_Exercise goal_
Quote all of the data that follows exactly as written, skipping the images.

_Data segment_

···

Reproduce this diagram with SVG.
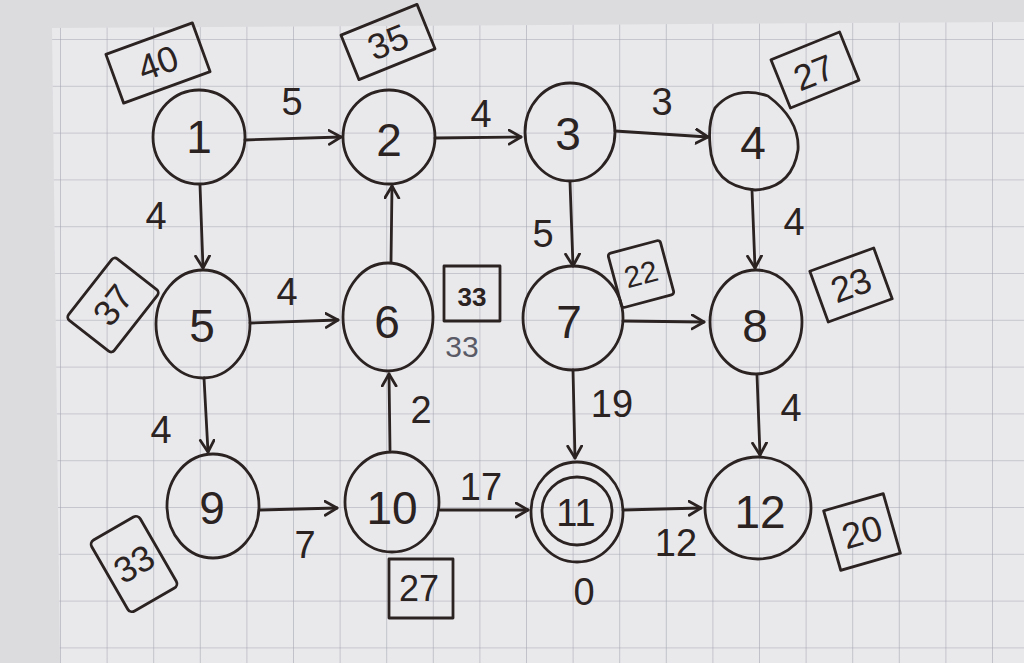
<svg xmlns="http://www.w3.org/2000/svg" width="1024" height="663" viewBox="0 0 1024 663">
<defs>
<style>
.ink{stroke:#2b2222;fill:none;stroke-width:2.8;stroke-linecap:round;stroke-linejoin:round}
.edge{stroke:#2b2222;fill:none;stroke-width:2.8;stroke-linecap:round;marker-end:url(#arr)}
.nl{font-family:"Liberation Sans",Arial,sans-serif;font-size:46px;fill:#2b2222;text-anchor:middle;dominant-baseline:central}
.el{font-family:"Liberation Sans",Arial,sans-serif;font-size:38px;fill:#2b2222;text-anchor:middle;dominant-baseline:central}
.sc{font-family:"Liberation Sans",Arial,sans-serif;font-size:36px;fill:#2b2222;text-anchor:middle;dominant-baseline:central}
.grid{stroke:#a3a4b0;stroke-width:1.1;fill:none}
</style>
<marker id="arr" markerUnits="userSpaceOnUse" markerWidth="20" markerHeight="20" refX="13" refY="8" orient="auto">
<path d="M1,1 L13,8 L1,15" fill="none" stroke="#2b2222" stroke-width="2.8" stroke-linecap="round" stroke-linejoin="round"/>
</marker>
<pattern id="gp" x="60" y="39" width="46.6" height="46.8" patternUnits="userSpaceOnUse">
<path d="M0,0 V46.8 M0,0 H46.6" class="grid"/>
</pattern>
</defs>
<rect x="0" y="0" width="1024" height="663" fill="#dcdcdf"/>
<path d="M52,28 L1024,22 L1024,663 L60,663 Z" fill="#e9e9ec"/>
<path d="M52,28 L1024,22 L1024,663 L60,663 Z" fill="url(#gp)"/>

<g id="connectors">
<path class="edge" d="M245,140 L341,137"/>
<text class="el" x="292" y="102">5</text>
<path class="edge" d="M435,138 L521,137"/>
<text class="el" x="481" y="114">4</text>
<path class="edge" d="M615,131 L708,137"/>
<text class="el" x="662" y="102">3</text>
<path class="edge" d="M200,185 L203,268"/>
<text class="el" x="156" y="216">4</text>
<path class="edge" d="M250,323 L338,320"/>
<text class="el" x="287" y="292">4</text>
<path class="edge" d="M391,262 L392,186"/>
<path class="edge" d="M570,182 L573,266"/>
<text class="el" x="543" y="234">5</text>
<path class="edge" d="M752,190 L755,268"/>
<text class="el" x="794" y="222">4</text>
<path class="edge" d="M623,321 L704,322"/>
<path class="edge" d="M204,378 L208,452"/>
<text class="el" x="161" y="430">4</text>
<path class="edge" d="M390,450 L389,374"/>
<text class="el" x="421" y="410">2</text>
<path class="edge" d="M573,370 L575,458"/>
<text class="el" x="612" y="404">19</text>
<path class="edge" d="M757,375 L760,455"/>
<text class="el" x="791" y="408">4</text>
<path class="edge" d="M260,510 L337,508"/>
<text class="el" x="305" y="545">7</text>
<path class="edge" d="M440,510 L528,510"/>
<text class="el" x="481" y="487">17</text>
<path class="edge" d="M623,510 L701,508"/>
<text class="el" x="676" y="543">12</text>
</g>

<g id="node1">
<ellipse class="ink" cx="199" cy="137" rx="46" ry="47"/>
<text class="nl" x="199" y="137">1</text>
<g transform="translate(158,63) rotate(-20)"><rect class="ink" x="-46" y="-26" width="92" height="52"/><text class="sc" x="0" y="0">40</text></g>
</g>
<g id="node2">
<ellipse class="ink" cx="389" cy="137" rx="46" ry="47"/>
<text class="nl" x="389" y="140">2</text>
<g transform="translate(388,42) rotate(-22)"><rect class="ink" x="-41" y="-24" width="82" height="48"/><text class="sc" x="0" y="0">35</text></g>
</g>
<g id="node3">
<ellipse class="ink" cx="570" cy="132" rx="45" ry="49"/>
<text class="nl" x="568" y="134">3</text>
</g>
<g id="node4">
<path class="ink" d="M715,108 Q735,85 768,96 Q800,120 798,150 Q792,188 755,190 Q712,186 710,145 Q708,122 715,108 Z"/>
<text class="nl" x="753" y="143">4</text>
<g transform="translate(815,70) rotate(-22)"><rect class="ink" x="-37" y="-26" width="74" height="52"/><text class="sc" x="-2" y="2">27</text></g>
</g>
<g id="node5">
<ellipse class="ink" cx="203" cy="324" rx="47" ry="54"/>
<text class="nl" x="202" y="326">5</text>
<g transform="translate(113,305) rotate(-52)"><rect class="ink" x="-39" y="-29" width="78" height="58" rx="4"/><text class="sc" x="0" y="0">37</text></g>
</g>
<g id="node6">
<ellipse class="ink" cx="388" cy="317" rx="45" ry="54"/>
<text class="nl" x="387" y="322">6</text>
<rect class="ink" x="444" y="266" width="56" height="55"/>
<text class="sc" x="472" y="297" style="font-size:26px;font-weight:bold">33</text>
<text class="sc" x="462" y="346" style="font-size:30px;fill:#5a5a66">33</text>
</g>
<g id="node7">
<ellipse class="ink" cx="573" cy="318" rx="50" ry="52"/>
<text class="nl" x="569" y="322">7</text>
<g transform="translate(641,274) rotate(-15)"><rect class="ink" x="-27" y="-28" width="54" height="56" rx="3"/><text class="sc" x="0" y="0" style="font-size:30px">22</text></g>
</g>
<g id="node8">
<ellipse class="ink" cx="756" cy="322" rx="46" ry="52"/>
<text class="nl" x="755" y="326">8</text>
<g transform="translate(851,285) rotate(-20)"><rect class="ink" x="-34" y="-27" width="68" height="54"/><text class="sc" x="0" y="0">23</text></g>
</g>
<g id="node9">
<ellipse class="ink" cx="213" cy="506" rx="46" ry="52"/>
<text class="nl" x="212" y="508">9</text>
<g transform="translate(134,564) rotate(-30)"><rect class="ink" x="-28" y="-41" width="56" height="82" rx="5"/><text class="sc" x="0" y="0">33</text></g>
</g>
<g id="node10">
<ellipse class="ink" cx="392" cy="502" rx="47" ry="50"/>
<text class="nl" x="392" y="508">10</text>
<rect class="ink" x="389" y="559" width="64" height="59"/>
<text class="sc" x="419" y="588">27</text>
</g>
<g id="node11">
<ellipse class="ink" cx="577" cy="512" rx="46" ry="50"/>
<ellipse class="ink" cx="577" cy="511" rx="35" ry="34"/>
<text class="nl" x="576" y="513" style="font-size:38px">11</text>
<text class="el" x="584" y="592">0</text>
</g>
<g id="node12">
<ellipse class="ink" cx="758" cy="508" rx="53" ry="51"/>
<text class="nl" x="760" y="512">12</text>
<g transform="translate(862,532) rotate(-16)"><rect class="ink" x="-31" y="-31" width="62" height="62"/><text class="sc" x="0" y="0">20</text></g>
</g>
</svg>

···

_Answer for the task_
Reproduce this diagram with SVG.
<svg xmlns="http://www.w3.org/2000/svg" width="1024" height="663" viewBox="0 0 1024 663">
<defs>
<style>
.ink{stroke:#2b2222;fill:none;stroke-width:2.8;stroke-linecap:round;stroke-linejoin:round}
.edge{stroke:#2b2222;fill:none;stroke-width:2.8;stroke-linecap:round;marker-end:url(#arr)}
.nl{font-family:"Liberation Sans",Arial,sans-serif;font-size:46px;fill:#2b2222;text-anchor:middle;dominant-baseline:central}
.el{font-family:"Liberation Sans",Arial,sans-serif;font-size:38px;fill:#2b2222;text-anchor:middle;dominant-baseline:central}
.sc{font-family:"Liberation Sans",Arial,sans-serif;font-size:36px;fill:#2b2222;text-anchor:middle;dominant-baseline:central}
.grid{stroke:#a3a4b0;stroke-width:1.1;fill:none}
</style>
<marker id="arr" markerUnits="userSpaceOnUse" markerWidth="20" markerHeight="20" refX="13" refY="8" orient="auto">
<path d="M1,1 L13,8 L1,15" fill="none" stroke="#2b2222" stroke-width="2.8" stroke-linecap="round" stroke-linejoin="round"/>
</marker>
<pattern id="gp" x="60" y="39" width="46.6" height="46.8" patternUnits="userSpaceOnUse">
<path d="M0,0 V46.8 M0,0 H46.6" class="grid"/>
</pattern>
</defs>
<rect x="0" y="0" width="1024" height="663" fill="#dcdcdf"/>
<path d="M52,28 L1024,22 L1024,663 L60,663 Z" fill="#e9e9ec"/>
<path d="M52,28 L1024,22 L1024,663 L60,663 Z" fill="url(#gp)"/>

<g id="connectors">
<path class="edge" d="M245,140 L341,137"/>
<text class="el" x="292" y="102">5</text>
<path class="edge" d="M435,138 L521,137"/>
<text class="el" x="481" y="114">4</text>
<path class="edge" d="M615,131 L708,137"/>
<text class="el" x="662" y="102">3</text>
<path class="edge" d="M200,185 L203,268"/>
<text class="el" x="156" y="216">4</text>
<path class="edge" d="M250,323 L338,320"/>
<text class="el" x="287" y="292">4</text>
<path class="edge" d="M391,262 L392,186"/>
<path class="edge" d="M570,182 L573,266"/>
<text class="el" x="543" y="234">5</text>
<path class="edge" d="M752,190 L755,268"/>
<text class="el" x="794" y="222">4</text>
<path class="edge" d="M623,321 L704,322"/>
<path class="edge" d="M204,378 L208,452"/>
<text class="el" x="161" y="430">4</text>
<path class="edge" d="M390,450 L389,374"/>
<text class="el" x="421" y="410">2</text>
<path class="edge" d="M573,370 L575,458"/>
<text class="el" x="612" y="404">19</text>
<path class="edge" d="M757,375 L760,455"/>
<text class="el" x="791" y="408">4</text>
<path class="edge" d="M260,510 L337,508"/>
<text class="el" x="305" y="545">7</text>
<path class="edge" d="M440,510 L528,510"/>
<text class="el" x="481" y="487">17</text>
<path class="edge" d="M623,510 L701,508"/>
<text class="el" x="676" y="543">12</text>
</g>

<g id="node1">
<ellipse class="ink" cx="199" cy="137" rx="46" ry="47"/>
<text class="nl" x="199" y="137">1</text>
<g transform="translate(158,63) rotate(-20)"><rect class="ink" x="-46" y="-26" width="92" height="52"/><text class="sc" x="0" y="0">40</text></g>
</g>
<g id="node2">
<ellipse class="ink" cx="389" cy="137" rx="46" ry="47"/>
<text class="nl" x="389" y="140">2</text>
<g transform="translate(388,42) rotate(-22)"><rect class="ink" x="-41" y="-24" width="82" height="48"/><text class="sc" x="0" y="0">35</text></g>
</g>
<g id="node3">
<ellipse class="ink" cx="570" cy="132" rx="45" ry="49"/>
<text class="nl" x="568" y="134">3</text>
</g>
<g id="node4">
<path class="ink" d="M715,108 Q735,85 768,96 Q800,120 798,150 Q792,188 755,190 Q712,186 710,145 Q708,122 715,108 Z"/>
<text class="nl" x="753" y="143">4</text>
<g transform="translate(815,70) rotate(-22)"><rect class="ink" x="-37" y="-26" width="74" height="52"/><text class="sc" x="-2" y="2">27</text></g>
</g>
<g id="node5">
<ellipse class="ink" cx="203" cy="324" rx="47" ry="54"/>
<text class="nl" x="202" y="326">5</text>
<g transform="translate(113,305) rotate(-52)"><rect class="ink" x="-39" y="-29" width="78" height="58" rx="4"/><text class="sc" x="0" y="0">37</text></g>
</g>
<g id="node6">
<ellipse class="ink" cx="388" cy="317" rx="45" ry="54"/>
<text class="nl" x="387" y="322">6</text>
<rect class="ink" x="444" y="266" width="56" height="55"/>
<text class="sc" x="472" y="297" style="font-size:26px;font-weight:bold">33</text>
<text class="sc" x="462" y="346" style="font-size:30px;fill:#5a5a66">33</text>
</g>
<g id="node7">
<ellipse class="ink" cx="573" cy="318" rx="50" ry="52"/>
<text class="nl" x="569" y="322">7</text>
<g transform="translate(641,274) rotate(-15)"><rect class="ink" x="-27" y="-28" width="54" height="56" rx="3"/><text class="sc" x="0" y="0" style="font-size:30px">22</text></g>
</g>
<g id="node8">
<ellipse class="ink" cx="756" cy="322" rx="46" ry="52"/>
<text class="nl" x="755" y="326">8</text>
<g transform="translate(851,285) rotate(-20)"><rect class="ink" x="-34" y="-27" width="68" height="54"/><text class="sc" x="0" y="0">23</text></g>
</g>
<g id="node9">
<ellipse class="ink" cx="213" cy="506" rx="46" ry="52"/>
<text class="nl" x="212" y="508">9</text>
<g transform="translate(134,564) rotate(-30)"><rect class="ink" x="-28" y="-41" width="56" height="82" rx="5"/><text class="sc" x="0" y="0">33</text></g>
</g>
<g id="node10">
<ellipse class="ink" cx="392" cy="502" rx="47" ry="50"/>
<text class="nl" x="392" y="508">10</text>
<rect class="ink" x="389" y="559" width="64" height="59"/>
<text class="sc" x="419" y="588">27</text>
</g>
<g id="node11">
<ellipse class="ink" cx="577" cy="512" rx="46" ry="50"/>
<ellipse class="ink" cx="577" cy="511" rx="35" ry="34"/>
<text class="nl" x="576" y="513" style="font-size:38px">11</text>
<text class="el" x="584" y="592">0</text>
</g>
<g id="node12">
<ellipse class="ink" cx="758" cy="508" rx="53" ry="51"/>
<text class="nl" x="760" y="512">12</text>
<g transform="translate(862,532) rotate(-16)"><rect class="ink" x="-31" y="-31" width="62" height="62"/><text class="sc" x="0" y="0">20</text></g>
</g>
</svg>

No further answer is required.